Tom Hanks says he will never accept role as gay man again after winning an Oscar for Philadelphia
He won an Oscar for playing a gay man with HIV back in 1993
Tom Hanks has revealed that he would not accept a role as a gay man today due to changes in the entertainment industry culture and aims for better representation in Hollywood.
The 65-year-old actor confessed his opinions on playing roles outside of his own sexuality and commented on the fact that opinions have changed over the years in a new interview with The New York Times Magazine published on Monday.
In 1993, Hanks famously won an Academy Award for his portrayal of lawyer Andrew Beckett, a gay man who is fired from his job due to his personal life after testing positive for HIV, in the movie Philadelphia.

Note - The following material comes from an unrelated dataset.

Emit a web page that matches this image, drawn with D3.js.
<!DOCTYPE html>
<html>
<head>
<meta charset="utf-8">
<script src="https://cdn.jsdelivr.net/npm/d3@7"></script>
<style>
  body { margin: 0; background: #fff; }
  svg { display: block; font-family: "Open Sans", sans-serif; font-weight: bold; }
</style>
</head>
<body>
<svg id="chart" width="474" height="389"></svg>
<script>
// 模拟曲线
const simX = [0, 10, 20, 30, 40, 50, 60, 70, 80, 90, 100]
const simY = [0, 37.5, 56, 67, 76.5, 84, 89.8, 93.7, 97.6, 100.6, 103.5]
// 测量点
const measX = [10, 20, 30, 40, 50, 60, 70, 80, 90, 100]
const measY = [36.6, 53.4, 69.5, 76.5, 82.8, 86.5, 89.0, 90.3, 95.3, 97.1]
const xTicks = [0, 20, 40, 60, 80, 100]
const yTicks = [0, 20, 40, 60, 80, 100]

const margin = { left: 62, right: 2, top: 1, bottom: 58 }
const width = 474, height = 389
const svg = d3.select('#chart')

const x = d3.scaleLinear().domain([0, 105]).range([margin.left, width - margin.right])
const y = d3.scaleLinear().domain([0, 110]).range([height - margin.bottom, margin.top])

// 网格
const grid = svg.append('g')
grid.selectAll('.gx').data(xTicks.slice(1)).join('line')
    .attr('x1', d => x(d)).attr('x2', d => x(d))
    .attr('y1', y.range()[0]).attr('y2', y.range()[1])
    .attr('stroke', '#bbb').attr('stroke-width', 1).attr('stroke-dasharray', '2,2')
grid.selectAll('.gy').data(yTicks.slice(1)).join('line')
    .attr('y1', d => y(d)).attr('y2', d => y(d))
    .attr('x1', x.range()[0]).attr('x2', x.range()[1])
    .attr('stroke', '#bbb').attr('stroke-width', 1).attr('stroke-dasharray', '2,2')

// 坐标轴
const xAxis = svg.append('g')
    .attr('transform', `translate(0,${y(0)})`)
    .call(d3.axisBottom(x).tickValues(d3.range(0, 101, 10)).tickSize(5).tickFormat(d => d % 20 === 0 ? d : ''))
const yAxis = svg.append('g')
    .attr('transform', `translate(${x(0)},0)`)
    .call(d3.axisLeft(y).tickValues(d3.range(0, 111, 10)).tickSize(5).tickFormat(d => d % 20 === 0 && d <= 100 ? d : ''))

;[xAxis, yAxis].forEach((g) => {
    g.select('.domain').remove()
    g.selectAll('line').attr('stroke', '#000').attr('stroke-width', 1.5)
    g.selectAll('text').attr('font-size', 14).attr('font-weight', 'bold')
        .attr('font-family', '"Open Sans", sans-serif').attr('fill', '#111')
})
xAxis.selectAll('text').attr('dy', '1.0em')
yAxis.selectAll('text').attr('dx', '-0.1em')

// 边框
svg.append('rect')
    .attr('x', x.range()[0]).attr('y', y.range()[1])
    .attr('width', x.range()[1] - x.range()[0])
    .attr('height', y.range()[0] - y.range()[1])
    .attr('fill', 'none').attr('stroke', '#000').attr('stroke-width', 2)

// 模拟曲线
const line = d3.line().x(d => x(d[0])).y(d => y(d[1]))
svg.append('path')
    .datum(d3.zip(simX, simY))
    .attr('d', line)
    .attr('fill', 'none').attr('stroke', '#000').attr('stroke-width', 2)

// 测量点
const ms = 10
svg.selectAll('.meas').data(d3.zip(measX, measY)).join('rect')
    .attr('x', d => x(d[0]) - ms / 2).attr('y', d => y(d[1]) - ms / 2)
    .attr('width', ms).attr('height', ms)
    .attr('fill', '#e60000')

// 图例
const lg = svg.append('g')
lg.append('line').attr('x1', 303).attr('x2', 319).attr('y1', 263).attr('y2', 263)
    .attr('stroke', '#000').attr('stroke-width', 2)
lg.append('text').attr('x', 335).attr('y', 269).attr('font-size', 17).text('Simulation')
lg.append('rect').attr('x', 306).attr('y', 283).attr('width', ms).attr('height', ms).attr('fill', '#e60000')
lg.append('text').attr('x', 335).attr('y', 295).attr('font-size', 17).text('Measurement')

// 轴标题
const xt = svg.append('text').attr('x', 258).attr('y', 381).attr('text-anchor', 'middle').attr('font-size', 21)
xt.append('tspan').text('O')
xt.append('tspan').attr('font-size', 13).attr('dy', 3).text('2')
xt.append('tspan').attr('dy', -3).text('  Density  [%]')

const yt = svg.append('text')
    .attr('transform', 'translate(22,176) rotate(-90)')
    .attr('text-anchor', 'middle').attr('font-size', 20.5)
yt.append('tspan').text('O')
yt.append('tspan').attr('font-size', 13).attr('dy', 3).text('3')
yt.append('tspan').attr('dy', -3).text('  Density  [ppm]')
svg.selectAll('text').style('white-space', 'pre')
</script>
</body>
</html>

"Let's address, 'could a straight man do what I did in Philadelphia now?' No, and rightly so.", Hanks said, adding that "the whole point of Philadelphia was don't be afraid" and that "one of the reasons people weren't afraid of that movie is that [he] was playing a gay man.
"We're beyond that now", the Oscar-winner argued, adding that, nowadays, "[he doesn't] think people would accept the inauthenticity of a straight guy playing a gay guy."

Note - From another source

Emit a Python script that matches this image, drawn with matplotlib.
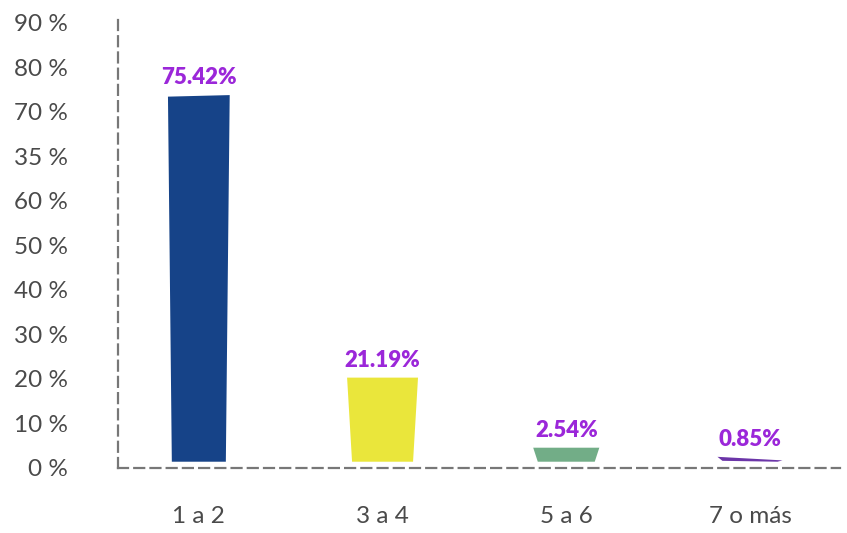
import matplotlib
matplotlib.use("Agg")
import matplotlib.pyplot as plt
from matplotlib.patches import Polygon

# ---- data ----
categories = ["1 a 2", "3 a 4", "5 a 6", "7 o más"]
values = [75.42, 21.19, 2.54, 0.85]                      # shown percentages
drawn_heights = [83.7, 20.2, 4.45, 2.4]                  # bar tops as drawn (axis units)
ytick_labels = ["0 %", "10 %", "20 %", "30 %", "40 %", "50 %",
                "60 %", "35 %", "70 %", "80 %", "90 %"]

# ---- style ----
colors = ["#164388", "#eae63b", "#72ad87", "#6b35a8"]
label_color = "#9b27d9"
axis_color = "#777777"
tick_color = "#4a4a4a"
base = 1.3
top_half = [0.168, 0.193, 0.180, 0.177]
bot_half = [0.147, 0.166, 0.155, 0.150]
top_tilt = [-0.35, 0.0, 0.0, -0.4]   # left corner lower by this much (axis units)

fig = plt.figure(figsize=(8.47, 5.33), dpi=100)
ax = fig.add_axes([118/847, 1-467.5/533, (840-118)/847, (467.5-15)/533])

xpos = list(range(len(categories)))
for i, (x, h) in enumerate(zip(xpos, drawn_heights)):
    if i == 3:
        pts = [(x - top_half[i], h), (x + top_half[i], base + 0.3),
               (x + bot_half[i], base), (x - bot_half[i], base + 0.2)]
    else:
        pts = [(x - top_half[i], h + top_tilt[i]), (x + top_half[i], h),
               (x + bot_half[i], base), (x - bot_half[i], base)]
    ax.add_patch(Polygon(pts, closed=True, facecolor=colors[i], edgecolor="none"))
    ax.annotate(f"{values[i]:.2f}%", (x, h), xytext=(0, 5), textcoords="offset points",
                ha="center", va="bottom", color=label_color, fontsize=16,
                fontweight="heavy", family=["Lato", "DejaVu Sans"])

ax.set_xlim(-0.44, 3.49)
ax.set_ylim(0, 101.7)
ax.set_yticks([i * 10 for i in range(len(ytick_labels))])
ax.set_yticklabels(ytick_labels)
ax.set_xticks(xpos)
ax.set_xticklabels(categories)

for lab in ax.get_yticklabels() + ax.get_xticklabels():
    lab.set_family(["Lato", "DejaVu Sans"])
    lab.set_fontweight("normal")
    lab.set_fontsize(17.5)
    lab.set_color(tick_color)

ax.tick_params(axis="y", length=0, pad=36)
ax.tick_params(axis="x", length=0, pad=28)

for s in ["top", "right"]:
    ax.spines[s].set_visible(False)
for s in ["left", "bottom"]:
    ax.spines[s].set_color(axis_color)
    ax.spines[s].set_linewidth(1.6)
    ax.spines[s].set_linestyle((0, (4.5, 2.8)))

fig.savefig("out.png", dpi=100)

Hanks has previously been embroiled in the so-called 'woke casting' furore from sections of the film-going audience thanks to his roles in Philadelphia and also Forrest Gump, as well as various other "righteous white men" according to NPR columnist Eric Deggans.

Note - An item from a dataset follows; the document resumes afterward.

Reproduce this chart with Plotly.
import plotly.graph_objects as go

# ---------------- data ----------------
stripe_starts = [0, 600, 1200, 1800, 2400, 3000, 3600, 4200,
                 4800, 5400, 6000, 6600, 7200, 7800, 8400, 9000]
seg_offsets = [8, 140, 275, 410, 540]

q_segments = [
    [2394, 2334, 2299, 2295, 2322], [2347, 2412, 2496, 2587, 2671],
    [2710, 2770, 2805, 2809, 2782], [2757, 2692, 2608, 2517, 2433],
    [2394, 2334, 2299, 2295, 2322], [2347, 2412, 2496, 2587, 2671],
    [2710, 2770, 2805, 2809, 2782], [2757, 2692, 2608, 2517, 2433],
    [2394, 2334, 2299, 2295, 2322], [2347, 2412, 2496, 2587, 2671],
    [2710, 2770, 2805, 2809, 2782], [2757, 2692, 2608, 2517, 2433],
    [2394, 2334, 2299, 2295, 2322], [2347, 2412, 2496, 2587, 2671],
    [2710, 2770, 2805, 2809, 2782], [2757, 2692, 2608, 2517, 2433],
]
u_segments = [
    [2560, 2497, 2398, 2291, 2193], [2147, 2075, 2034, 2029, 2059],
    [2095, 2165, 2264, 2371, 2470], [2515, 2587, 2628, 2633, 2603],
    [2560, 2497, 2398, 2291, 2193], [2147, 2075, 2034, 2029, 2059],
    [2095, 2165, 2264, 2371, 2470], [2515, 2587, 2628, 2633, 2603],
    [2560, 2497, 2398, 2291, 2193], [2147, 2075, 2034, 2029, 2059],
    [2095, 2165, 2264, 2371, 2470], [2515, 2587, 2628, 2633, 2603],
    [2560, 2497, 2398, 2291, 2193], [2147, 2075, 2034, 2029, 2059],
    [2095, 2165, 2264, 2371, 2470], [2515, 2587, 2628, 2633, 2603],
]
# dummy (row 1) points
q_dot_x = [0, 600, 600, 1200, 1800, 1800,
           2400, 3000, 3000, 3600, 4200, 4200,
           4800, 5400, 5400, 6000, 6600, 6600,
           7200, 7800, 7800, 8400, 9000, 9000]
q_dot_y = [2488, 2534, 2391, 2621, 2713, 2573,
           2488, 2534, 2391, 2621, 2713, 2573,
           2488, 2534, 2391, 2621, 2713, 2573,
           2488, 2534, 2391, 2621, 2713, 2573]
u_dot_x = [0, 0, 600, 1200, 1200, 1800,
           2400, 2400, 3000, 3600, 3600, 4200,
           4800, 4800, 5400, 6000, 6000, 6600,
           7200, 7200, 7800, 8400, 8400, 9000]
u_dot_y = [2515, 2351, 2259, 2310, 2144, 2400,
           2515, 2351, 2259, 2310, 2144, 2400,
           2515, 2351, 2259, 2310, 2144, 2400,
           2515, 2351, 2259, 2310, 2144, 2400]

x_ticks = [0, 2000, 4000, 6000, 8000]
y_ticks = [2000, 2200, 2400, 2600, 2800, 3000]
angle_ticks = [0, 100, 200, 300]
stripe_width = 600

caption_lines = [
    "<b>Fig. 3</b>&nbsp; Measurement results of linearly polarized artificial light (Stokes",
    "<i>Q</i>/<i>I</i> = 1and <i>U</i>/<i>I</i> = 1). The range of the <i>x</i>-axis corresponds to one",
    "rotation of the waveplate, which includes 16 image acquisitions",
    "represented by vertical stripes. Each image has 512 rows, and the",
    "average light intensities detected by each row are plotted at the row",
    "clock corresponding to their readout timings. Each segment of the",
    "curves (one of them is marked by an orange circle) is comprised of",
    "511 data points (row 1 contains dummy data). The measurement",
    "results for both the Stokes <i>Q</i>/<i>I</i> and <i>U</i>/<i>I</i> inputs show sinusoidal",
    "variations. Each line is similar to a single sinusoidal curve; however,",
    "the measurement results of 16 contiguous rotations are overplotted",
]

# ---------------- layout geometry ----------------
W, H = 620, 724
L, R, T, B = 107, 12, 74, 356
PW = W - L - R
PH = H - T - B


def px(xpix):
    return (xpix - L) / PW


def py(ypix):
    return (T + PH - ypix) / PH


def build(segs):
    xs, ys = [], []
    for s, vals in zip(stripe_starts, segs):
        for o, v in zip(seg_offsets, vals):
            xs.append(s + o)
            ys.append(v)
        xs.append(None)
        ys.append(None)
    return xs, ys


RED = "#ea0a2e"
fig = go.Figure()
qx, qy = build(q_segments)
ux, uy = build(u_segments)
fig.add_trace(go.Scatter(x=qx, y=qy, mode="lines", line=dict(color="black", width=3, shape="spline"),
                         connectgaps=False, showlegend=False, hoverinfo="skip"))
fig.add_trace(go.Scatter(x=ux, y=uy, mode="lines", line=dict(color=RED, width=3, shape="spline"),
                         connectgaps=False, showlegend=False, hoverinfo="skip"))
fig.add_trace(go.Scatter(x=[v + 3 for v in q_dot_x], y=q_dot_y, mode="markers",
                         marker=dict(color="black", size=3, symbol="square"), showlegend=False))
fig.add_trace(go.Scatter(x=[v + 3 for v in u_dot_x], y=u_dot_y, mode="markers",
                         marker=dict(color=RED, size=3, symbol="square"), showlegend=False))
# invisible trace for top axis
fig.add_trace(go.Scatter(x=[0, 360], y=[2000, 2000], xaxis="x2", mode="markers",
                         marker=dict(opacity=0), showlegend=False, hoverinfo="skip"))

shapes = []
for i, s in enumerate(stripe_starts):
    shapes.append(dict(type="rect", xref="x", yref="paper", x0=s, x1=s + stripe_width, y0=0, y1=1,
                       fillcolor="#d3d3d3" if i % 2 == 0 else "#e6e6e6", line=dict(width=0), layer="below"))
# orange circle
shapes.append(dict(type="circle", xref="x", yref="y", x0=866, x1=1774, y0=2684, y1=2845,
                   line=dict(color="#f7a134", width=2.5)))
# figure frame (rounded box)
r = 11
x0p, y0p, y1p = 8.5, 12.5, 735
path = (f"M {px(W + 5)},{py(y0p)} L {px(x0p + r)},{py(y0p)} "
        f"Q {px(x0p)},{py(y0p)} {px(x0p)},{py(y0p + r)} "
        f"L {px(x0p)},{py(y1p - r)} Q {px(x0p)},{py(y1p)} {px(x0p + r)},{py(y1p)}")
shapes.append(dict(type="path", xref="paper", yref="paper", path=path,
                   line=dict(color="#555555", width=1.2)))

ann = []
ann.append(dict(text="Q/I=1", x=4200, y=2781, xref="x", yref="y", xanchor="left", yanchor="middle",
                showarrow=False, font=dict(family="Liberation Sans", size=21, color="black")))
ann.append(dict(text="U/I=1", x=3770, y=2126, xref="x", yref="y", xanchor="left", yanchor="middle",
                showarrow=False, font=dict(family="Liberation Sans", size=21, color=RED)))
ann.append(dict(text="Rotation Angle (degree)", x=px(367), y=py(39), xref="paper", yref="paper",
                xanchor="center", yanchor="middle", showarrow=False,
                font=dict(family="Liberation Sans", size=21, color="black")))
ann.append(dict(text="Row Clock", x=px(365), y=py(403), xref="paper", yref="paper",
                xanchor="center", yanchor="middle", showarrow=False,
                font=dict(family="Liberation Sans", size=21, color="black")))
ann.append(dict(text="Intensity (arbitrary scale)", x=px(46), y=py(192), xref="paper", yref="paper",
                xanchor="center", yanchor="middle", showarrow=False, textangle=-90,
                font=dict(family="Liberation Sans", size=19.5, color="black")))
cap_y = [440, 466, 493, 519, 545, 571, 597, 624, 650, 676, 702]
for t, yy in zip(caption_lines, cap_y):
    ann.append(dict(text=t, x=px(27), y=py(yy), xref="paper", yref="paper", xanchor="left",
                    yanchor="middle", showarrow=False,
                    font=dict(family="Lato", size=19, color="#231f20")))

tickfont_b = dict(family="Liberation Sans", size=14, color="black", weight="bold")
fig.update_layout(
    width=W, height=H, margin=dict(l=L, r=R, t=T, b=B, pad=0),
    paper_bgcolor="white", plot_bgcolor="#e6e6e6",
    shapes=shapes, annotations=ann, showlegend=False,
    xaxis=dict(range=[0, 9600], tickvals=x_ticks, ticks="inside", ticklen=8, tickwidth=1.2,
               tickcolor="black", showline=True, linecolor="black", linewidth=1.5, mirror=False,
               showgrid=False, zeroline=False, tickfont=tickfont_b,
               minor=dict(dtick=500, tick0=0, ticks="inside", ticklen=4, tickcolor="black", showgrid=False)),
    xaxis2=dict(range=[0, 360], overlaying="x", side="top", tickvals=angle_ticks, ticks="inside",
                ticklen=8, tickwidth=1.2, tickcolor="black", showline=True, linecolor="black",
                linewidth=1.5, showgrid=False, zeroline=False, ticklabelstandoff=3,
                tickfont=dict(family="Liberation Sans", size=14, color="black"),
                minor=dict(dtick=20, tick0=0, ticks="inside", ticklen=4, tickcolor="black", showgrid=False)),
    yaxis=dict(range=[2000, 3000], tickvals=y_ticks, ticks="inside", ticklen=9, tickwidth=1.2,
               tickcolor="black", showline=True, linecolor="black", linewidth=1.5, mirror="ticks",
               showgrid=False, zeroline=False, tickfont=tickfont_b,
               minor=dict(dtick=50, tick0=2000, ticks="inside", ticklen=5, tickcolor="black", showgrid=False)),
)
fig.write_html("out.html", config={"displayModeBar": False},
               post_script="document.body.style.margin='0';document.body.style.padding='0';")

However, not only has Hanks defended his past credits but he's also been very vocal about better casting: "It's not a crime... that someone would say we are going to demand more of a movie [in terms of representation] in the modern realm of authenticity. Do I sound like I'm preaching? I don't mean to", he told NYT.
Meanwhile, some fans have expressed concerns over his current health situation after he was pictured with shaking hands while promoting Baz Luhrmann's Elvis Presley biopic, Elvis, in recent weeks.